◆ **The problem**: State how many lines contain "this", and write nothing except that count.

◆ **Data segment**:
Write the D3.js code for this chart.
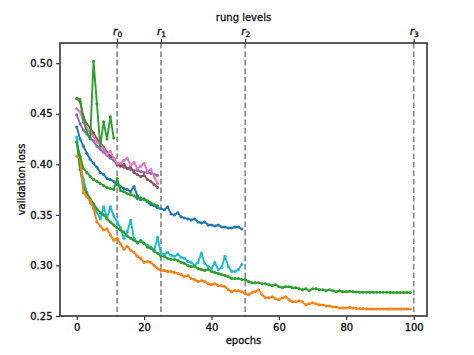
<!DOCTYPE html>
<html><head><meta charset="utf-8">
<script src="https://cdn.jsdelivr.net/npm/d3@7"></script>
<style>
body{margin:0;background:#fff;}
text{font-family:"DejaVu Sans",sans-serif;}
</style></head>
<body><svg id="c" width="474" height="355"></svg>
<script>
const yTicks = [0.25, 0.30, 0.35, 0.40, 0.45, 0.50];
const xTicks = [0, 20, 40, 60, 80, 100];
const rungs = [12, 25, 50, 100];
const rungLabels = ["0", "1", "2", "3"];

const blueVals = [0.437,0.425,0.418,0.411,0.405,0.401,0.397,0.392,0.390,0.386,0.385,0.383,0.380,0.378,0.376,0.375,0.373,0.378,0.369,0.365,0.366,0.363,0.360,0.359,0.357,0.356,0.355,0.358,0.351,0.350,0.352,0.348,0.347,0.346,0.345,0.346,0.343,0.342,0.343,0.340,0.340,0.339,0.340,0.338,0.338,0.337,0.337,0.338,0.338,0.336];
const cyanVals = [0.427,0.400,0.385,0.372,0.362,0.358,0.352,0.346,0.358,0.347,0.358,0.349,0.343,0.337,0.327,0.333,0.345,0.327,0.322,0.325,0.322,0.320,0.318,0.315,0.328,0.312,0.311,0.313,0.310,0.309,0.311,0.308,0.307,0.304,0.303,0.300,0.303,0.312,0.302,0.299,0.297,0.303,0.296,0.298,0.309,0.299,0.294,0.294,0.296,0.301];
const greenLongVals = [0.422,0.395,0.377,0.372,0.366,0.361,0.356,0.352,0.350,0.346,0.343,0.340,0.337,0.335,0.333,0.329,0.327,0.325,0.323,0.324,0.322,0.318,0.317,0.314,0.312,0.309,0.309,0.307,0.306,0.306,0.305,0.303,0.302,0.300,0.299,0.299,0.297,0.296,0.295,0.296,0.294,0.293,0.292,0.291,0.290,0.289,0.287,0.287,0.287,0.286,0.286,0.284,0.283,0.283,0.283,0.282,0.282,0.281,0.280,0.281,0.279,0.278,0.279,0.279,0.278,0.278,0.277,0.276,0.277,0.275,0.277,0.277,0.276,0.276,0.275,0.276,0.275,0.274,0.275,0.274,0.274,0.2745,0.274,0.2738,0.2736,0.2736,0.2735,0.2735,0.2735,0.2734,0.2734,0.2734,0.2734,0.2733,0.2733,0.2733,0.2733,0.2733,0.2733,0.2733];
const orangeVals = [0.408,0.407,0.372,0.368,0.364,0.356,0.343,0.339,0.335,0.336,0.330,0.325,0.327,0.321,0.316,0.319,0.315,0.313,0.309,0.307,0.303,0.304,0.303,0.300,0.297,0.295,0.295,0.294,0.294,0.293,0.292,0.291,0.289,0.290,0.287,0.286,0.284,0.285,0.284,0.282,0.281,0.282,0.280,0.280,0.279,0.276,0.274,0.275,0.275,0.274,0.272,0.271,0.273,0.274,0.276,0.271,0.268,0.268,0.269,0.267,0.266,0.268,0.269,0.266,0.264,0.264,0.265,0.264,0.261,0.262,0.263,0.262,0.261,0.261,0.260,0.260,0.259,0.259,0.258,0.258,0.258,0.2585,0.258,0.2575,0.2572,0.2572,0.257,0.257,0.257,0.2569,0.2569,0.2569,0.2568,0.2568,0.2568,0.2568,0.2568,0.2568,0.2568,0.2568];
const greenShortVals = [0.422,0.408,0.396,0.392,0.388,0.385,0.383,0.381,0.379,0.377,0.376,0.375,0.386,0.374,0.373,0.371,0.370,0.369,0.366,0.367,0.365,0.364,0.362,0.360,0.359];
const purpleVals = [0.449,0.440,0.434,0.430,0.426,0.423,0.418,0.415,0.412,0.409,0.406,0.404,0.400,0.399,0.397,0.396,0.395,0.394,0.394,0.393,0.392,0.392,0.391,0.390,0.389];
const brownVals = [0.465,0.462,0.447,0.440,0.436,0.431,0.425,0.421,0.417,0.412,0.408,0.406,0.400,0.398,0.400,0.396,0.397,0.392,0.390,0.388,0.389,0.385,0.383,0.380,0.377];
const pinkVals = [0.455,0.452,0.442,0.436,0.431,0.428,0.422,0.420,0.415,0.410,0.413,0.406,0.401,0.401,0.404,0.406,0.399,0.402,0.396,0.398,0.401,0.393,0.395,0.388,0.381];
const greenSpikeVals = [0.465,0.464,0.444,0.432,0.425,0.502,0.460,0.418,0.442,0.425,0.447,0.426];

const seriesList = [
  {vals: blueVals, color: "#1f77b4"},
  {vals: cyanVals, color: "#17becf"},
  {vals: greenLongVals, color: "#2ca02c"},
  {vals: orangeVals, color: "#ff7f0e"},
  {vals: greenShortVals, color: "#2ca02c"},
  {vals: purpleVals, color: "#9467bd"},
  {vals: brownVals, color: "#8c564b"},
  {vals: pinkVals, color: "#e377c2"},
  {vals: greenSpikeVals, color: "#2ca02c"}
];

const svg = d3.select("#c");
const L = 60, R = 427, T = 43, B = 316;
const x = d3.scaleLinear().domain([-4.95, 103.95]).range([L, R]);
const y = d3.scaleLinear().domain([0.25, 0.52]).range([B, T]);

// dashed rung lines
svg.append("g").selectAll("line").data(rungs).join("line")
  .attr("x1", d => x(d)).attr("x2", d => x(d)).attr("y1", T).attr("y2", B)
  .attr("stroke", "#8c8c8c").attr("stroke-width", 1.7).attr("stroke-dasharray", "5.5,3");

const line = d3.line().x((d, i) => x(i)).y(d => y(d));
const g = svg.append("g");
seriesList.forEach(s => {
  g.append("path").datum(s.vals).attr("d", line).attr("fill", "none")
    .attr("stroke", s.color).attr("stroke-width", 1.9).attr("stroke-linejoin", "round");
  g.append("g").selectAll("circle").data(s.vals).join("circle")
    .attr("cx", (d, i) => x(i)).attr("cy", d => y(d)).attr("r", 1.5).attr("fill", s.color);
});

// axes
const fmt = d3.format(".2f");
const ax = svg.append("g").attr("transform", `translate(0,${B})`)
  .call(d3.axisBottom(x).tickValues(xTicks).tickSize(4).tickPadding(3.5));
const ay = svg.append("g").attr("transform", `translate(${L},0)`)
  .call(d3.axisLeft(y).tickValues(yTicks).tickFormat(fmt).tickSize(4).tickPadding(3.5));
const at = svg.append("g").attr("transform", `translate(0,${T})`)
  .call(d3.axisTop(x).tickValues(rungs).tickFormat("").tickSize(4));
[ax, ay, at].forEach(a => {
  a.select(".domain").remove();
  a.selectAll(".tick line").attr("stroke", "#222").attr("stroke-width", 1.1);
  a.selectAll(".tick text").attr("font-size", 10).attr("fill", "#111")
    .attr("stroke", "#111").attr("stroke-width", 0.35).attr("font-family", "DejaVu Sans");
});
// top rung labels with subscripts
at.selectAll(".tick").each(function(d, i) {
  const t = d3.select(this).append("text").attr("y", -8.5).attr("text-anchor", "middle")
    .attr("fill", "#111").attr("stroke", "#111").attr("stroke-width", 0.35)
    .attr("font-size", 10.5).attr("font-family", "DejaVu Sans");
  t.append("tspan").attr("font-style", "italic").text("r");
  t.append("tspan").attr("font-size", 7.5).attr("dy", 2.5).text(rungLabels[i]);
});

// frame
svg.append("rect").attr("x", L).attr("y", T).attr("width", R - L).attr("height", B - T)
  .attr("fill", "none").attr("stroke", "#333").attr("stroke-width", 1.6);

const labelStyle = sel => sel.attr("font-size", 10).attr("fill", "#111")
  .attr("stroke", "#111").attr("stroke-width", 0.3);
svg.append("text").attr("x", (L + R) / 2).attr("y", 344).attr("text-anchor", "middle")
  .call(labelStyle).text("epochs");
svg.append("text").attr("transform", `translate(25,${(T + B) / 2}) rotate(-90)`)
  .attr("text-anchor", "middle").call(labelStyle).text("validation loss");
svg.append("text").attr("x", (L + R) / 2).attr("y", 21).attr("text-anchor", "middle")
  .call(labelStyle).text("rung levels");
</script></body></html>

◆ **Result of the exercise**: 2